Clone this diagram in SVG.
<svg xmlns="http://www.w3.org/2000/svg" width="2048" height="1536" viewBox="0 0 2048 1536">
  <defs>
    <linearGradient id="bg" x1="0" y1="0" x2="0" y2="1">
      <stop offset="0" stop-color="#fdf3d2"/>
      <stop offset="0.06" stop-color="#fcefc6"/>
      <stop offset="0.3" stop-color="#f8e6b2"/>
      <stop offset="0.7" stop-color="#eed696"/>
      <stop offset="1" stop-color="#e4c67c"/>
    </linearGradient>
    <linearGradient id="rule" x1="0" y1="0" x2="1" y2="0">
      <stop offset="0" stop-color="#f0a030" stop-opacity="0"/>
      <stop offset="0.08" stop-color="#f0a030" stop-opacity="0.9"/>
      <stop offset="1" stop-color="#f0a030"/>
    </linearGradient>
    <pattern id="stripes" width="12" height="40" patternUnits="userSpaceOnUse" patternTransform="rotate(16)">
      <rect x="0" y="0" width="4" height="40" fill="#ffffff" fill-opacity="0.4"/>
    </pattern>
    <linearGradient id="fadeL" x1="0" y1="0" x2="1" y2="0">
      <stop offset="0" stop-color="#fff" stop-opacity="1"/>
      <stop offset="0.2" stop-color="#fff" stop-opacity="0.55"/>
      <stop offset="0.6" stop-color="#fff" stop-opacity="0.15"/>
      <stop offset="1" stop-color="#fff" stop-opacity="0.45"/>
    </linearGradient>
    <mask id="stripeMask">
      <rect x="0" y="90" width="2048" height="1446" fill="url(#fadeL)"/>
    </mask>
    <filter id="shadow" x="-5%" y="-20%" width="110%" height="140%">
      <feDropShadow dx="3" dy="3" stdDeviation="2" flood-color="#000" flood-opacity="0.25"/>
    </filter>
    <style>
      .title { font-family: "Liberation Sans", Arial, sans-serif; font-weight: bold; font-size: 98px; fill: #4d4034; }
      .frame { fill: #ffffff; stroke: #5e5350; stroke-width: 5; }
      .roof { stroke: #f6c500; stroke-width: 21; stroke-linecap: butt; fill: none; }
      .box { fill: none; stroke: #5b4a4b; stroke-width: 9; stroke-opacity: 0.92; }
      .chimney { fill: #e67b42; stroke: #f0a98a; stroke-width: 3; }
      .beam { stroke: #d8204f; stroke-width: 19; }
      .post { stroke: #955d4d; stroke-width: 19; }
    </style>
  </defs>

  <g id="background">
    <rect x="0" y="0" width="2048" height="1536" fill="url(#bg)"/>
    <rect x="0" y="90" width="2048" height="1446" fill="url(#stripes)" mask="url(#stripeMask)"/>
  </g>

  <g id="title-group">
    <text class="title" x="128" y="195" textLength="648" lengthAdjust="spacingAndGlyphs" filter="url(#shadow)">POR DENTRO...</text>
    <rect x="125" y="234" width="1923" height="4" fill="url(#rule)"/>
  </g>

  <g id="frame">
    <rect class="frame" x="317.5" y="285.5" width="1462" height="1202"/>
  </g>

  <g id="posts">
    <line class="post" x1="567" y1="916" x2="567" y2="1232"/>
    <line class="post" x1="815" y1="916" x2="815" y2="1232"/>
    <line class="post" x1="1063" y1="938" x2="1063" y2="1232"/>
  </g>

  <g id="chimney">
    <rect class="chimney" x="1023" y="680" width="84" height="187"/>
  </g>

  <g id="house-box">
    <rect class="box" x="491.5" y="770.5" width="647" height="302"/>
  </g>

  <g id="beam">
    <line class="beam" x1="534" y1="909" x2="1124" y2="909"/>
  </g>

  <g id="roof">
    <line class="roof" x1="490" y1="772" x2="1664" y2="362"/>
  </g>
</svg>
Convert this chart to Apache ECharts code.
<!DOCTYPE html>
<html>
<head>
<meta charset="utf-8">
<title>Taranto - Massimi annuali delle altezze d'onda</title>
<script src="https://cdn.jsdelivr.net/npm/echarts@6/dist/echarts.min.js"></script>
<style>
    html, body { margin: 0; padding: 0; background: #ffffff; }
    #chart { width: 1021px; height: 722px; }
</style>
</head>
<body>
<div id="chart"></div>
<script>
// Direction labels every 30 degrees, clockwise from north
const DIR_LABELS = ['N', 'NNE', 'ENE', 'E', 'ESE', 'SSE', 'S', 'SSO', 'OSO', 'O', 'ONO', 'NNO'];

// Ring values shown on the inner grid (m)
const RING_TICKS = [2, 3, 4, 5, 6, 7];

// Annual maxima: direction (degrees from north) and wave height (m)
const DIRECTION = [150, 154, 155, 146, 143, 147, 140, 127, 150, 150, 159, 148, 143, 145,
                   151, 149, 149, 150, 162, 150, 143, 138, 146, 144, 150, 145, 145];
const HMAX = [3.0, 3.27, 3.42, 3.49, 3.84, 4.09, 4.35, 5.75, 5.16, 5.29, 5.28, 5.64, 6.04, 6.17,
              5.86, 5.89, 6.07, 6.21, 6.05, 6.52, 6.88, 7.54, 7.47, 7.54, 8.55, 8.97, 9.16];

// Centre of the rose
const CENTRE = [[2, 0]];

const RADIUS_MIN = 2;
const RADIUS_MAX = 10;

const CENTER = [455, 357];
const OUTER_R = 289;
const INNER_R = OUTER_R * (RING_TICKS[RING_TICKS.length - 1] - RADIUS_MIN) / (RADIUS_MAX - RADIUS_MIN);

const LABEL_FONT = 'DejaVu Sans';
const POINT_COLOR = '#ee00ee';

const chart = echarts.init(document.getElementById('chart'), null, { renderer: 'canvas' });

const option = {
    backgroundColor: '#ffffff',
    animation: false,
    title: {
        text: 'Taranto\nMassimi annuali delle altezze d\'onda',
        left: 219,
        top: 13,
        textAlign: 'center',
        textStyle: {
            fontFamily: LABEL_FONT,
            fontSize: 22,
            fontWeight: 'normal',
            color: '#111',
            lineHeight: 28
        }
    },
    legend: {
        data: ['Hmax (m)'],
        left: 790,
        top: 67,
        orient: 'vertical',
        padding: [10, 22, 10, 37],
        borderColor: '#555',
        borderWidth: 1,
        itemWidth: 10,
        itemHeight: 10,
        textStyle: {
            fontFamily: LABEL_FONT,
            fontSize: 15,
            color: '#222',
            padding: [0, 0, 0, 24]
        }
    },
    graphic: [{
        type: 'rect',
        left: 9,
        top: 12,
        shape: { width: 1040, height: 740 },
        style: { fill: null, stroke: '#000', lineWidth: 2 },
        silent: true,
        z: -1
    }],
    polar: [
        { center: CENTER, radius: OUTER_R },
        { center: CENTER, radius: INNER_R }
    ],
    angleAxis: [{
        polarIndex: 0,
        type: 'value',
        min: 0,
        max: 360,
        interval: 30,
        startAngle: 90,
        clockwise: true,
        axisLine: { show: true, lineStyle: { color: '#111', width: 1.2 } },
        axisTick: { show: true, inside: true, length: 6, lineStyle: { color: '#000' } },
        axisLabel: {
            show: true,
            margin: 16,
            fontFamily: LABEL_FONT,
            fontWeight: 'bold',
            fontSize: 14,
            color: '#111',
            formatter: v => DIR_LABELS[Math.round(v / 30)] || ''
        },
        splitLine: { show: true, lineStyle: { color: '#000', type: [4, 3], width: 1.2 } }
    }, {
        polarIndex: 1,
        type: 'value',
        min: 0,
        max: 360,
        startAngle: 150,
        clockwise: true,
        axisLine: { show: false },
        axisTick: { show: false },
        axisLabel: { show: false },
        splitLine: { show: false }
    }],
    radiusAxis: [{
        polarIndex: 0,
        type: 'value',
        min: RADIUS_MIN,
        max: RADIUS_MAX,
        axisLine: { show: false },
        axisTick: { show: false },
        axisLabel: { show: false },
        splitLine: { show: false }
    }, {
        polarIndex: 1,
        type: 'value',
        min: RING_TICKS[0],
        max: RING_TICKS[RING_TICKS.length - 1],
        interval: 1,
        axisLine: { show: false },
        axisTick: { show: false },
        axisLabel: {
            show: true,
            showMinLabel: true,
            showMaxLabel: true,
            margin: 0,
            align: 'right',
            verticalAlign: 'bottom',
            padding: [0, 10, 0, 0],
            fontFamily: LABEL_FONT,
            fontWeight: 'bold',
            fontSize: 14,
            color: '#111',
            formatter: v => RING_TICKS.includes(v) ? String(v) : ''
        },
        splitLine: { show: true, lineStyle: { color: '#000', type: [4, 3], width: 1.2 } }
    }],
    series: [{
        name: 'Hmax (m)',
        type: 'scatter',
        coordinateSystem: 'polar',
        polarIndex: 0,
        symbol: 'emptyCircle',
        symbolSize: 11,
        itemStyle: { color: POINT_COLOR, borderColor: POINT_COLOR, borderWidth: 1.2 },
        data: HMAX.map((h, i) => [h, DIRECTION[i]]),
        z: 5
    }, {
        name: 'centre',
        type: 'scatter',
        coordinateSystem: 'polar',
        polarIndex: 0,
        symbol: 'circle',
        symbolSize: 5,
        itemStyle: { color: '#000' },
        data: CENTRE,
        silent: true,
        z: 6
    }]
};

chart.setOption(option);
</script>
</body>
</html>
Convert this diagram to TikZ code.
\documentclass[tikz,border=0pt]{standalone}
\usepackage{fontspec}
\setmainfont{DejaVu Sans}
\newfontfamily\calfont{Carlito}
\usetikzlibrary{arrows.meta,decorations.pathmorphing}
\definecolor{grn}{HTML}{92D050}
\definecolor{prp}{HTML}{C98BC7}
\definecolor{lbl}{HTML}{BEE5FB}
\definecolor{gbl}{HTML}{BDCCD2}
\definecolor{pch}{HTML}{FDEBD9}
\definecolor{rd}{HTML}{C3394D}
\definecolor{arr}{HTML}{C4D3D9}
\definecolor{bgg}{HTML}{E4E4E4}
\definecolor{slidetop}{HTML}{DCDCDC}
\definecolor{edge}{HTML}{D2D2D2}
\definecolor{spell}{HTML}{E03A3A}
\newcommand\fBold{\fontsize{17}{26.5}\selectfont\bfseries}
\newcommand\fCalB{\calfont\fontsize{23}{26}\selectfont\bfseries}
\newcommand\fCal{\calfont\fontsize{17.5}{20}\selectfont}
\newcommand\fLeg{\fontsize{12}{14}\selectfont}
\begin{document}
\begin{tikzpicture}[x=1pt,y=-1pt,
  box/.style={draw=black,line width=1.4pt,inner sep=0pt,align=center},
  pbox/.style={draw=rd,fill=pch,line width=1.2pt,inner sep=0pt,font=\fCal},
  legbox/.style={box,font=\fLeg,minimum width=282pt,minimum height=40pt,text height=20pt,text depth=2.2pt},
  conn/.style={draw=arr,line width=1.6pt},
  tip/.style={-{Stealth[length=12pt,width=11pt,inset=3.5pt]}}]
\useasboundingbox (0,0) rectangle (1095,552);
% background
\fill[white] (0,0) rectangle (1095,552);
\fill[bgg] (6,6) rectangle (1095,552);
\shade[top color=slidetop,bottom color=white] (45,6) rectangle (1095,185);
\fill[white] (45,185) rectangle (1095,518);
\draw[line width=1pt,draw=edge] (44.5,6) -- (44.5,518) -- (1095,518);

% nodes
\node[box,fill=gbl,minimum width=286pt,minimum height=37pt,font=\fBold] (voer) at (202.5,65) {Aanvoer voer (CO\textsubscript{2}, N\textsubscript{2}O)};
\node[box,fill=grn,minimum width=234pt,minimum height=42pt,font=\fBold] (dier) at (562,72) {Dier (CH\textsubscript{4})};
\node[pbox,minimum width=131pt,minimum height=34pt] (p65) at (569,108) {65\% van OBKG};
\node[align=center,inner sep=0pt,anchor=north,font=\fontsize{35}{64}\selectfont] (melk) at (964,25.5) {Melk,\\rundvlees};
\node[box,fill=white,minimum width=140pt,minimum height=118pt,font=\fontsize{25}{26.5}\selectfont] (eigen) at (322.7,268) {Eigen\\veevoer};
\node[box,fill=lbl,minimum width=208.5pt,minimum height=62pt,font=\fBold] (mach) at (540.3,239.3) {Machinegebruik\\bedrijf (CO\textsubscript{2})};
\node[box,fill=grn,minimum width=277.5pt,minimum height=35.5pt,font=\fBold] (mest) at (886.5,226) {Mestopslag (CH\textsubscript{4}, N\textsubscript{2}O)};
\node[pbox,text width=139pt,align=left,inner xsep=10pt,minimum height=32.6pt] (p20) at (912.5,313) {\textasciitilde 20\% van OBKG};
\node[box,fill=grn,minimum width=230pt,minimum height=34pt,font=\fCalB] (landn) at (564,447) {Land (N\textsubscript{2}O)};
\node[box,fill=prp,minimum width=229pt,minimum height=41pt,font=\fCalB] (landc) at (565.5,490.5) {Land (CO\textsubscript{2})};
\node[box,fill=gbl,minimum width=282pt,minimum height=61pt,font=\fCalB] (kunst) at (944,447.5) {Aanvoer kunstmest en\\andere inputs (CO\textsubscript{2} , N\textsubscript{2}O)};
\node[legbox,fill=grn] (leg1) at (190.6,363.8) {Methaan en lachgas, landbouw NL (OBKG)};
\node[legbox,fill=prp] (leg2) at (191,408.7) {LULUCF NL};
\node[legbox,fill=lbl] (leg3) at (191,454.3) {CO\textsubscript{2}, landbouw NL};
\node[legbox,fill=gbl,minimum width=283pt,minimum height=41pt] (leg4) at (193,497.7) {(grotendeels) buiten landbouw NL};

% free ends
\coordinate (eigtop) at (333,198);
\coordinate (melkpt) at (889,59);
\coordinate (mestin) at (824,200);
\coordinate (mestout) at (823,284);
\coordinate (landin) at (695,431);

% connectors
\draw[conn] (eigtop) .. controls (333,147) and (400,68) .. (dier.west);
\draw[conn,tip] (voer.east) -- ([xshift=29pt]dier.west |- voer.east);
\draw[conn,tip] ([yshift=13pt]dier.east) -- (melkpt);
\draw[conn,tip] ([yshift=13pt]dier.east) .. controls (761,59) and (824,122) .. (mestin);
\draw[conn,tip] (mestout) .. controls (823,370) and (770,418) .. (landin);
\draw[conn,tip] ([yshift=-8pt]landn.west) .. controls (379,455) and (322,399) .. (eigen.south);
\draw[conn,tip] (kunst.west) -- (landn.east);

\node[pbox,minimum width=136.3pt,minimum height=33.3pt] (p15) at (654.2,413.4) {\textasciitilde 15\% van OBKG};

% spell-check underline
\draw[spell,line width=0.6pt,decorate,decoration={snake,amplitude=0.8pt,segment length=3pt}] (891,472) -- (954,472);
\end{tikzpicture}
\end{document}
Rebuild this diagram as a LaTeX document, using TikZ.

## [Objective]
Extract exactly the run of lines beginning at the line with "Convert this chart to Apache ECharts code." and ending at the line with "const RING_TICKS = [2, 3, 4, 5, 6, 7];", including both ends and nothing beyond them.

## [Output of the exercise]
Convert this chart to Apache ECharts code.
<!DOCTYPE html>
<html>
<head>
<meta charset="utf-8">
<title>Taranto - Massimi annuali delle altezze d'onda</title>
<script src="https://cdn.jsdelivr.net/npm/echarts@6/dist/echarts.min.js"></script>
<style>
    html, body { margin: 0; padding: 0; background: #ffffff; }
    #chart { width: 1021px; height: 722px; }
</style>
</head>
<body>
<div id="chart"></div>
<script>
// Direction labels every 30 degrees, clockwise from north
const DIR_LABELS = ['N', 'NNE', 'ENE', 'E', 'ESE', 'SSE', 'S', 'SSO', 'OSO', 'O', 'ONO', 'NNO'];

// Ring values shown on the inner grid (m)
const RING_TICKS = [2, 3, 4, 5, 6, 7];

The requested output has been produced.